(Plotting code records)
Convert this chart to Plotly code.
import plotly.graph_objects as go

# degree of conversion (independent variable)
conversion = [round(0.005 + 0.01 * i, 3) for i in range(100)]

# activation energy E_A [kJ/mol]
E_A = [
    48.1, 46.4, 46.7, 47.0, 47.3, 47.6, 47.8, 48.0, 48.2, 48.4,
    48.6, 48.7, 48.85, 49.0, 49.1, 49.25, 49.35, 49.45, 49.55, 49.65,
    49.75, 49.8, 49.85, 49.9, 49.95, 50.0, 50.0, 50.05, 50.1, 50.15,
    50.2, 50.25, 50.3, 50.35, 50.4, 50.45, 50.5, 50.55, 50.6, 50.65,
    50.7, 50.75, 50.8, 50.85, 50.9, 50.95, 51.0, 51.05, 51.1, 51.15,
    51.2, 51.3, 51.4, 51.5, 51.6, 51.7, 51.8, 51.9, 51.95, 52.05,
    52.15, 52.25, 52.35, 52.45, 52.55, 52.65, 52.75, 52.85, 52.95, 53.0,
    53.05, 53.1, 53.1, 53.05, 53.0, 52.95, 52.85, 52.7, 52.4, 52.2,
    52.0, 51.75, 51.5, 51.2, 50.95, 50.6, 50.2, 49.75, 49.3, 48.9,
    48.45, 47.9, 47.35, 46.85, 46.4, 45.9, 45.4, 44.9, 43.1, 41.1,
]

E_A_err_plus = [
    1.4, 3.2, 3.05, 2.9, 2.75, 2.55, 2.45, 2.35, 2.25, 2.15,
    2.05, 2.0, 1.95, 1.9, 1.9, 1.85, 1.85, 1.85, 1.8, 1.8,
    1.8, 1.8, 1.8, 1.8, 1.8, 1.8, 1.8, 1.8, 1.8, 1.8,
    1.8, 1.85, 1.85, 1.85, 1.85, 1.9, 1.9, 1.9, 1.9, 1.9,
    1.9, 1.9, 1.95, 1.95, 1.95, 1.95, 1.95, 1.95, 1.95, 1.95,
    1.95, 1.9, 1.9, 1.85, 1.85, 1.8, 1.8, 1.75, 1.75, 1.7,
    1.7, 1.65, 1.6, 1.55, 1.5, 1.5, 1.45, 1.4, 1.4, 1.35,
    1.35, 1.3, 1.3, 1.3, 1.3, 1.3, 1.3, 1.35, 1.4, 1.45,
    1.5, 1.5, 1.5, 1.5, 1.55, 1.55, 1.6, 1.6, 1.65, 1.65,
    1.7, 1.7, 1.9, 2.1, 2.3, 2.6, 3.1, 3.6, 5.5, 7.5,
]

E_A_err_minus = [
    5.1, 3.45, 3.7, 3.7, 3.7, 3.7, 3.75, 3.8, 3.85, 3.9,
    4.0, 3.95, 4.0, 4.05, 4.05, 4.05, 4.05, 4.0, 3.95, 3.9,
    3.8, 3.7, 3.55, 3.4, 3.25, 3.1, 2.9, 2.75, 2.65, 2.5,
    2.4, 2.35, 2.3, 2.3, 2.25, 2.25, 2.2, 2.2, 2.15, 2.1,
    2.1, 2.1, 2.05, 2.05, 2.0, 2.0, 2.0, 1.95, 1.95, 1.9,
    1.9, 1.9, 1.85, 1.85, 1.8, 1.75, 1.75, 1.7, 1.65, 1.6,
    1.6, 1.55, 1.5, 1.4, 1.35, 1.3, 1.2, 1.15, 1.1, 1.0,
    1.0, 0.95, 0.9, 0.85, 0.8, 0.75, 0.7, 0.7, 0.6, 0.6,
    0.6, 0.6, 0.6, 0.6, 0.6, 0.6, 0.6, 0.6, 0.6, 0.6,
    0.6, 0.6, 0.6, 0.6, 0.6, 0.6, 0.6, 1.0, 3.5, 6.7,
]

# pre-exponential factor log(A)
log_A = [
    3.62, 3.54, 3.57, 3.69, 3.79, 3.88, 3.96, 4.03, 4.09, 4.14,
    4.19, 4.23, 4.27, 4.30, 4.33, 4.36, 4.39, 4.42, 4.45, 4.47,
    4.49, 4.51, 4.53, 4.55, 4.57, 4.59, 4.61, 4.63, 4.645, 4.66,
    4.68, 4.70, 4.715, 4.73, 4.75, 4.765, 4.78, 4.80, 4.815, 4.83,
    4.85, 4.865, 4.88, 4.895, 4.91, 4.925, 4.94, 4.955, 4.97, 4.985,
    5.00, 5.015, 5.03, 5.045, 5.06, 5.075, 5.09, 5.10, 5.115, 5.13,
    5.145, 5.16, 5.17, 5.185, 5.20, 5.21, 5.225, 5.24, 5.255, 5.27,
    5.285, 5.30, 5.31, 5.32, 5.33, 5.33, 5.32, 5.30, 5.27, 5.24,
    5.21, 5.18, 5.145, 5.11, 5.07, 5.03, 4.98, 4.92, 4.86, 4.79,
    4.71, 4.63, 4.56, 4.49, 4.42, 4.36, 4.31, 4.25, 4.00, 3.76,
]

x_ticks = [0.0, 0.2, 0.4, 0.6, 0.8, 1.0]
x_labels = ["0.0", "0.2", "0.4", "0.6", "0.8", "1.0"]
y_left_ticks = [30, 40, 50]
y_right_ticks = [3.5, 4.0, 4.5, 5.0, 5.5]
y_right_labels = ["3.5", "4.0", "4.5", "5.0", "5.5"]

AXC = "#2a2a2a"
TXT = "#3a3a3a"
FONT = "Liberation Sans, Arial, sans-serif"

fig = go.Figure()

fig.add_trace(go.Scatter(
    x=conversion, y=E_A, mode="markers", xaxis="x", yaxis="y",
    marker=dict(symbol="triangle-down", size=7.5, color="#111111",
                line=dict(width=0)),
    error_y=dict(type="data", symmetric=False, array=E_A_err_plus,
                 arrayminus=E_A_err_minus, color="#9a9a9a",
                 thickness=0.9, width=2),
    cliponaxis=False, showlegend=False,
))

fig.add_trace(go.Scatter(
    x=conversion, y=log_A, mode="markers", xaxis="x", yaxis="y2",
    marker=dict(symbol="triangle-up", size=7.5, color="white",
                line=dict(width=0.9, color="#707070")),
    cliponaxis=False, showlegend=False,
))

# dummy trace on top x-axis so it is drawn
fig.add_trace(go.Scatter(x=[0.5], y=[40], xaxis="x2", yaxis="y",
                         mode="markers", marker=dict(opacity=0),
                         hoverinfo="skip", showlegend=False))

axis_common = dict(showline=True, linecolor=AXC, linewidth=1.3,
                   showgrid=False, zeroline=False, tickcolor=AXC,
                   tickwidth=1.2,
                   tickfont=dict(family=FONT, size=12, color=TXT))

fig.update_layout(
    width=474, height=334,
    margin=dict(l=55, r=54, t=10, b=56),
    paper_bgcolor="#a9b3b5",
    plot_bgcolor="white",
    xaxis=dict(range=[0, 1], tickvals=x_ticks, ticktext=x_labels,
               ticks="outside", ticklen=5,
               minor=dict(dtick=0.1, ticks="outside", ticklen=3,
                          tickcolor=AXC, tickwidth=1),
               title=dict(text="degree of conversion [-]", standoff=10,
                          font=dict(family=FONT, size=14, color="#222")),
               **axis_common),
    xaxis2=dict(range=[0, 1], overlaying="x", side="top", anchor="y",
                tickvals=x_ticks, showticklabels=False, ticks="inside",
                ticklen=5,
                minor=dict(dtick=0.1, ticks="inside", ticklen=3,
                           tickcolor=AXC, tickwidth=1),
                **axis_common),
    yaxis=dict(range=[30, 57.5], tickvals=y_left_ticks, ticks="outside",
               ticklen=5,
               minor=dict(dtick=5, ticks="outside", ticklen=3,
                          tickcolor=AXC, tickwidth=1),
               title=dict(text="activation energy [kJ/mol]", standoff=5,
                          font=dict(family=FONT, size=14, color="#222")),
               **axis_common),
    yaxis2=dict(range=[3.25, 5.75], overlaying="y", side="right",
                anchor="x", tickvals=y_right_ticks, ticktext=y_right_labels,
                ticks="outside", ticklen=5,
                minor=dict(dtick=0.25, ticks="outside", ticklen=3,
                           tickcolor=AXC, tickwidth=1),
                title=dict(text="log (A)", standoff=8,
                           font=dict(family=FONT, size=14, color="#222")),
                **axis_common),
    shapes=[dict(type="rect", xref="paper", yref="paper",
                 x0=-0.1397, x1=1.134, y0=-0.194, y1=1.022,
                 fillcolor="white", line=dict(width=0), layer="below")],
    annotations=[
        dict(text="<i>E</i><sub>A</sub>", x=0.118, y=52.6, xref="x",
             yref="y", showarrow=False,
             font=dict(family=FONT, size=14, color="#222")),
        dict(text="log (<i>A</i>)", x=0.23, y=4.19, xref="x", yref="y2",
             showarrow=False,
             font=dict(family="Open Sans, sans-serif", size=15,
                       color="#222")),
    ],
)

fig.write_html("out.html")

==

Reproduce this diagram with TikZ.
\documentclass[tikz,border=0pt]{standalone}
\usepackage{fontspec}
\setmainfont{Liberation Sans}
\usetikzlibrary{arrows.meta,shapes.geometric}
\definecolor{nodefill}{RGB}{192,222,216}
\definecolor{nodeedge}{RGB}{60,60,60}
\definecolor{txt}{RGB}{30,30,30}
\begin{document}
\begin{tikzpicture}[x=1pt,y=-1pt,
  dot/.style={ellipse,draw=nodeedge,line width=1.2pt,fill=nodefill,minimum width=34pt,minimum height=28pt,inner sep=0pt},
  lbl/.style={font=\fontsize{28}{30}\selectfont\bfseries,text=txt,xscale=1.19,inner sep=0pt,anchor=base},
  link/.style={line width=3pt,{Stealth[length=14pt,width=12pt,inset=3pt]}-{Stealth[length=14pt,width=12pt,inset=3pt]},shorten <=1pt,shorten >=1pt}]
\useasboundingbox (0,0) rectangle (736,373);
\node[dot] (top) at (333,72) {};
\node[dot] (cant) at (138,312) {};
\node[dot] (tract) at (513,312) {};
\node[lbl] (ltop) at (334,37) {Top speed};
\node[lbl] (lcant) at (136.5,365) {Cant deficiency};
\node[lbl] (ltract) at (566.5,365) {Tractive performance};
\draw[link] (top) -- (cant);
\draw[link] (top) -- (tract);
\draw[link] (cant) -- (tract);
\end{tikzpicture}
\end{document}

* * *

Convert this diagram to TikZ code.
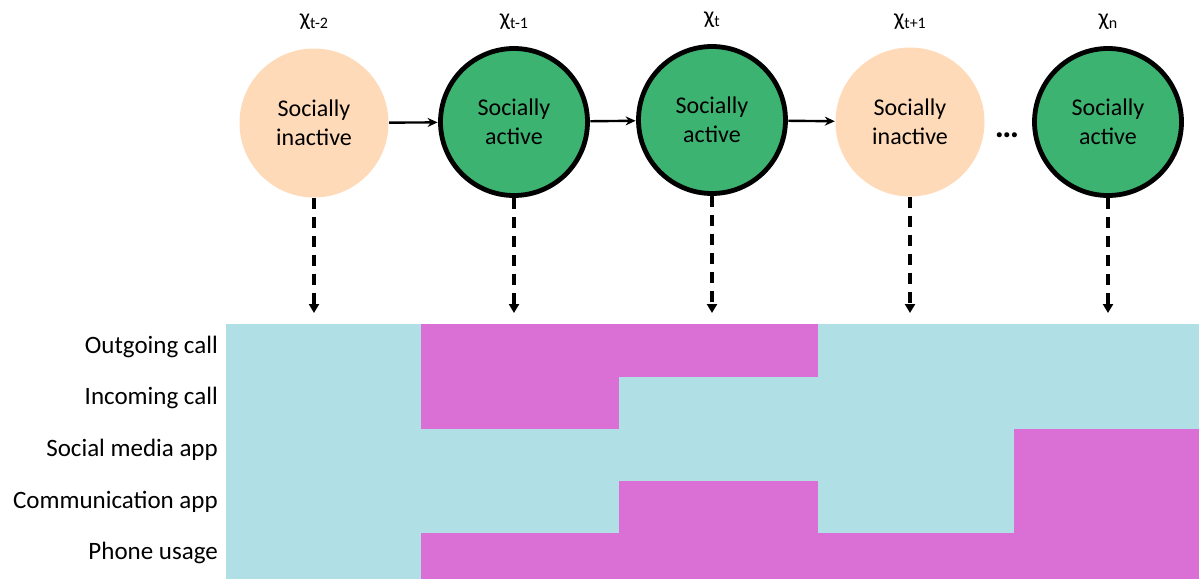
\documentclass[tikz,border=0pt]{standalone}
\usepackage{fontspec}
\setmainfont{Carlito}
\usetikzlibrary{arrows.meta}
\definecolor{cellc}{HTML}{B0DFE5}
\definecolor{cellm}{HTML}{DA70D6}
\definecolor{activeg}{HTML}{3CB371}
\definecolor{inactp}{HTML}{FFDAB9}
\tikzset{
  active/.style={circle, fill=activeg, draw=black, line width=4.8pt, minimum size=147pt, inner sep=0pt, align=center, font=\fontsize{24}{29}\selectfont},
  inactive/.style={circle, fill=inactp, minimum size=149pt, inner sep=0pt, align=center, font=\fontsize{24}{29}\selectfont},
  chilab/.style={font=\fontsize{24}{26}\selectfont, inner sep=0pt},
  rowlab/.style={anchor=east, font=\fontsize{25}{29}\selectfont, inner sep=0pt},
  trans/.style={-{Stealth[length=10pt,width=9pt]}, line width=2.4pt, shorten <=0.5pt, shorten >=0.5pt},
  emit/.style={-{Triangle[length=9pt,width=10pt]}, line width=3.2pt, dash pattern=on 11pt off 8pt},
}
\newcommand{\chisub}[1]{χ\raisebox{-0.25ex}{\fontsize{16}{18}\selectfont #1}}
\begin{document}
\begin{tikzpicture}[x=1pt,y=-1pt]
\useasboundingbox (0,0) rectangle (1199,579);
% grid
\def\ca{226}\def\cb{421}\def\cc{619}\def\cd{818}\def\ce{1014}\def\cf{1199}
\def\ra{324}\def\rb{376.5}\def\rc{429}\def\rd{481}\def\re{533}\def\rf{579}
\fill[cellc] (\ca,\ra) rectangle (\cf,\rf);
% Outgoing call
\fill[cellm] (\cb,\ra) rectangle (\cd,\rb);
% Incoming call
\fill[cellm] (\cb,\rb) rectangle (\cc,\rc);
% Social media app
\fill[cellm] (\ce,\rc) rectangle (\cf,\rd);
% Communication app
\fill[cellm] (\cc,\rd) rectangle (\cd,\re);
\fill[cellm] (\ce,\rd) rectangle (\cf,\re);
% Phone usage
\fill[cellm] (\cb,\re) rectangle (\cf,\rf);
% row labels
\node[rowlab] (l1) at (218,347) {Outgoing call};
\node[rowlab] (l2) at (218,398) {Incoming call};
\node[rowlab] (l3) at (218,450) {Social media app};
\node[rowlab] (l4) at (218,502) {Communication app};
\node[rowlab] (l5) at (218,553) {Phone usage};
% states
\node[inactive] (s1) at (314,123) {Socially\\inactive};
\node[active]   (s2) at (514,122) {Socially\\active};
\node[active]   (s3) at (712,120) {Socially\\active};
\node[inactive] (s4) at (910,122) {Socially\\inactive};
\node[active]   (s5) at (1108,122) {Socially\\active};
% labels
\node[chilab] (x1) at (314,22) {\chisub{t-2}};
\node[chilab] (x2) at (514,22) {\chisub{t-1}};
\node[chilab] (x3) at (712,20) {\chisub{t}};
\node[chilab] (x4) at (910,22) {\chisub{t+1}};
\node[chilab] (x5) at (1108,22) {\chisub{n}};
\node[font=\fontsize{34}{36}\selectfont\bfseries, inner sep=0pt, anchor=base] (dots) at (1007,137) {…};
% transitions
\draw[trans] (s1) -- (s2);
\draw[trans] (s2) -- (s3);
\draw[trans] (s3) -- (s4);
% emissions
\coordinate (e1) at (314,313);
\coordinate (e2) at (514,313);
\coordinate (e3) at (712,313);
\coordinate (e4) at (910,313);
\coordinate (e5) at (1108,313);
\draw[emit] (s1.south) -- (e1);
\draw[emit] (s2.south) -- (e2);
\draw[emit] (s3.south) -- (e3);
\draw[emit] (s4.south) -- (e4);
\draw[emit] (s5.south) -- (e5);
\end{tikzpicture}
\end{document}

§ **Given problem**:
Your task is to gather every line with the word "Convert" and copy it.

§ **Response to this exercise**:
Convert this chart to Plotly code.
Convert this diagram to TikZ code.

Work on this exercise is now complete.